(Source records)
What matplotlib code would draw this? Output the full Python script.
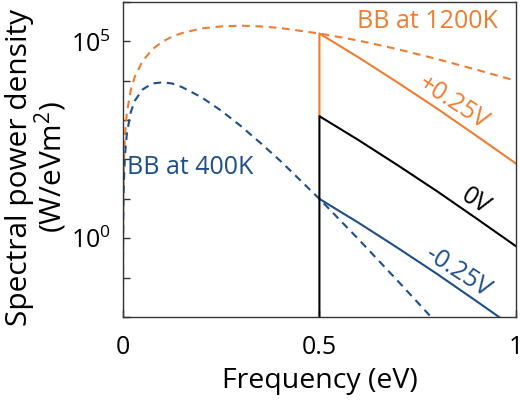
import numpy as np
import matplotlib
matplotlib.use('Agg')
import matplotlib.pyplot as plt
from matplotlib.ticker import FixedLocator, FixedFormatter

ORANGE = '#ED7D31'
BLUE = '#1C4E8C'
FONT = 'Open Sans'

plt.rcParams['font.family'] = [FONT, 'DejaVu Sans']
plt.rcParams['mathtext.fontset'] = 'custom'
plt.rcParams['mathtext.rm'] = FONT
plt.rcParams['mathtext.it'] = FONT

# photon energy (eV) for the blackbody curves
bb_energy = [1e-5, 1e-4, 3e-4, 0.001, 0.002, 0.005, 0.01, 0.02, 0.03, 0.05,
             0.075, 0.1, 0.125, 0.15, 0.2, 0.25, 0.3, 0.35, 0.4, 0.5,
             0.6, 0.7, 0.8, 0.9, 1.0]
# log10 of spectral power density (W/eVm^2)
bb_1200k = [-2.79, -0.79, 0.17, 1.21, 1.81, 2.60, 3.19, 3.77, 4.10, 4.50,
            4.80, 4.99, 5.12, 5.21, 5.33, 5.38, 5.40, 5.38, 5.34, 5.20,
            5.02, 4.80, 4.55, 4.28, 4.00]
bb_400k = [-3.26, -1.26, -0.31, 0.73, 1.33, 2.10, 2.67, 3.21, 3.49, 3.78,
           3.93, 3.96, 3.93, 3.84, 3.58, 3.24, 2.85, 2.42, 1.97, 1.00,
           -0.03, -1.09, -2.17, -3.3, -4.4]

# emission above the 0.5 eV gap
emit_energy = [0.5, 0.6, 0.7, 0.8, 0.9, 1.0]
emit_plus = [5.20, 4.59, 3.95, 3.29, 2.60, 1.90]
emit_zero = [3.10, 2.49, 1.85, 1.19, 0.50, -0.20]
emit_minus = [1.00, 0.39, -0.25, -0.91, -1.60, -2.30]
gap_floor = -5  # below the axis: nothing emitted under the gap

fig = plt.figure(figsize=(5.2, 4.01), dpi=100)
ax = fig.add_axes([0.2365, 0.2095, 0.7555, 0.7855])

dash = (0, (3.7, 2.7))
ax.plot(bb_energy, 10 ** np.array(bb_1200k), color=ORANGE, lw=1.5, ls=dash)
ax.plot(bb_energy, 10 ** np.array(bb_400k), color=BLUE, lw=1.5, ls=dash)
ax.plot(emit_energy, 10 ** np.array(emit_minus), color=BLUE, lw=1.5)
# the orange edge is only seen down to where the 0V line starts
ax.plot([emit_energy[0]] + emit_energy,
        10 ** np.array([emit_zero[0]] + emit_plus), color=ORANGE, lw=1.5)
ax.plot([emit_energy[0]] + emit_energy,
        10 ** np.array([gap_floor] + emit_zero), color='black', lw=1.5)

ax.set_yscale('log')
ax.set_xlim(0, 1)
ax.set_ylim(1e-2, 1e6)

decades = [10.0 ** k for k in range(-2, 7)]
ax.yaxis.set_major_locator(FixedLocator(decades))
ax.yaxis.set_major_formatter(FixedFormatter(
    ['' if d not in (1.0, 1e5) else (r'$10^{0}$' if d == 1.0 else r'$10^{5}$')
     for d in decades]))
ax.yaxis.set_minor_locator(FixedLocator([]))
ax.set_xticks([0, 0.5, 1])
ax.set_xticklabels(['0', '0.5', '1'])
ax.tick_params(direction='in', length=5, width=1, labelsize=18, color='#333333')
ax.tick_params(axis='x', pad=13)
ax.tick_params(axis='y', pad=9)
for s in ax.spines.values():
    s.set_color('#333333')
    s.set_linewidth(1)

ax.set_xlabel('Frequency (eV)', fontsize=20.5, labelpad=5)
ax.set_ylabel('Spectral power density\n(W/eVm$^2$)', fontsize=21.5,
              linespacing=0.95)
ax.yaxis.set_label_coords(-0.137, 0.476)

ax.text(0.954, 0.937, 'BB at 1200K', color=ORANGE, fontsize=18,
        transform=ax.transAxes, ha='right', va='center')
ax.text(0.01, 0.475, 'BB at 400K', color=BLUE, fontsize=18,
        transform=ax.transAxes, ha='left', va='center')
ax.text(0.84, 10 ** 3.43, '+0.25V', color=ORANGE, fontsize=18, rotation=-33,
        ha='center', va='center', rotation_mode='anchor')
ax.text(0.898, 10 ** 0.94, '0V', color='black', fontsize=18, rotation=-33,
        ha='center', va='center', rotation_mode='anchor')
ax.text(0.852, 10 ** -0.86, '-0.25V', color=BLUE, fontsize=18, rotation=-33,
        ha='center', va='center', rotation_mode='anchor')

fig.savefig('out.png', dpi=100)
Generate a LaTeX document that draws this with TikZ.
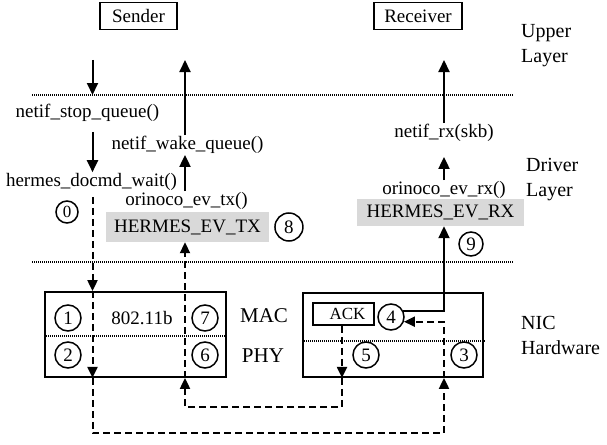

### WORK TO COMPLETE:
Please repeat exactly the data above from its first line to the line that contains "plt.rcParams['mathtext.it'] = FONT", inclusive, and leave every picture out.

### EXERCISE OUTPUT:
What matplotlib code would draw this? Output the full Python script.
import numpy as np
import matplotlib
matplotlib.use('Agg')
import matplotlib.pyplot as plt
from matplotlib.ticker import FixedLocator, FixedFormatter

ORANGE = '#ED7D31'
BLUE = '#1C4E8C'
FONT = 'Open Sans'

plt.rcParams['font.family'] = [FONT, 'DejaVu Sans']
plt.rcParams['mathtext.fontset'] = 'custom'
plt.rcParams['mathtext.rm'] = FONT
plt.rcParams['mathtext.it'] = FONT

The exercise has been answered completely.